# What is asked
Give back the lines exactly, from the first one to the line with "(0,0) rectangle (474,474);", both ends included.

# Data block
-*-

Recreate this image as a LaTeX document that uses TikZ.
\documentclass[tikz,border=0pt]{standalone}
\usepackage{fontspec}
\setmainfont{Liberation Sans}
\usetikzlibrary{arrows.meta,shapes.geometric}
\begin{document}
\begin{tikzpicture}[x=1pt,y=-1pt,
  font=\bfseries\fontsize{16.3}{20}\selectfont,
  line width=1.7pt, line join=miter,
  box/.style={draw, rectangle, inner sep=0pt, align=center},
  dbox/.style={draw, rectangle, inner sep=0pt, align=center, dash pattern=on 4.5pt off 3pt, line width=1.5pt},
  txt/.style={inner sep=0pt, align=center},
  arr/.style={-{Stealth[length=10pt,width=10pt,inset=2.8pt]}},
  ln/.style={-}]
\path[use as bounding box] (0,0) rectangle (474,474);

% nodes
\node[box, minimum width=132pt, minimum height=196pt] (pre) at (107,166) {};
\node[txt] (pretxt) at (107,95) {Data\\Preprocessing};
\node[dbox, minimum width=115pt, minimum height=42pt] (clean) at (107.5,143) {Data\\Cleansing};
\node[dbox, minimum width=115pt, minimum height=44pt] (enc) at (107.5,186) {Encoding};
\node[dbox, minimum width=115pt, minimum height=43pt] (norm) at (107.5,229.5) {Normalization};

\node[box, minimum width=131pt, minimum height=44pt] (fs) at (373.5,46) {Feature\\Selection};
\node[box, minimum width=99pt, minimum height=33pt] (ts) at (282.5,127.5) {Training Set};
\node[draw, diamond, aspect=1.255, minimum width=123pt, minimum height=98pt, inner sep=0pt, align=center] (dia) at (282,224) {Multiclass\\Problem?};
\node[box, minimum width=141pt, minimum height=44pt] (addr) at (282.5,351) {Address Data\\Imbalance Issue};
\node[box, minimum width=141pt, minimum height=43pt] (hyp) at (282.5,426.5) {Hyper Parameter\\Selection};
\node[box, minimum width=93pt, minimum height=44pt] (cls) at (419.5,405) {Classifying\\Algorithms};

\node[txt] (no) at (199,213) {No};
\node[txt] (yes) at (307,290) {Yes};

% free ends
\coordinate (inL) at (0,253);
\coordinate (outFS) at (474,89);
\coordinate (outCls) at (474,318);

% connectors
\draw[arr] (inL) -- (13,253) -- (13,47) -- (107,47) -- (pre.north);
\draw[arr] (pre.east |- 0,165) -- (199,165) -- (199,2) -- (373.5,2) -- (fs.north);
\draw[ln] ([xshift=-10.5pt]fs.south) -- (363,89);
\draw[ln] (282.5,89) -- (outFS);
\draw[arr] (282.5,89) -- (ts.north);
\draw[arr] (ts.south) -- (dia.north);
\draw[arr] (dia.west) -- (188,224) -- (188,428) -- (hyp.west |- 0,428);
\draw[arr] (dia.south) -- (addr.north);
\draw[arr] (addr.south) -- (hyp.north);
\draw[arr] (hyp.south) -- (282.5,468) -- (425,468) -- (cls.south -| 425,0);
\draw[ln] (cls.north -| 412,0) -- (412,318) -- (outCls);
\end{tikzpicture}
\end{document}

-*-

# Response to the exercise
Recreate this image as a LaTeX document that uses TikZ.
\documentclass[tikz,border=0pt]{standalone}
\usepackage{fontspec}
\setmainfont{Liberation Sans}
\usetikzlibrary{arrows.meta,shapes.geometric}
\begin{document}
\begin{tikzpicture}[x=1pt,y=-1pt,
  font=\bfseries\fontsize{16.3}{20}\selectfont,
  line width=1.7pt, line join=miter,
  box/.style={draw, rectangle, inner sep=0pt, align=center},
  dbox/.style={draw, rectangle, inner sep=0pt, align=center, dash pattern=on 4.5pt off 3pt, line width=1.5pt},
  txt/.style={inner sep=0pt, align=center},
  arr/.style={-{Stealth[length=10pt,width=10pt,inset=2.8pt]}},
  ln/.style={-}]
\path[use as bounding box] (0,0) rectangle (474,474);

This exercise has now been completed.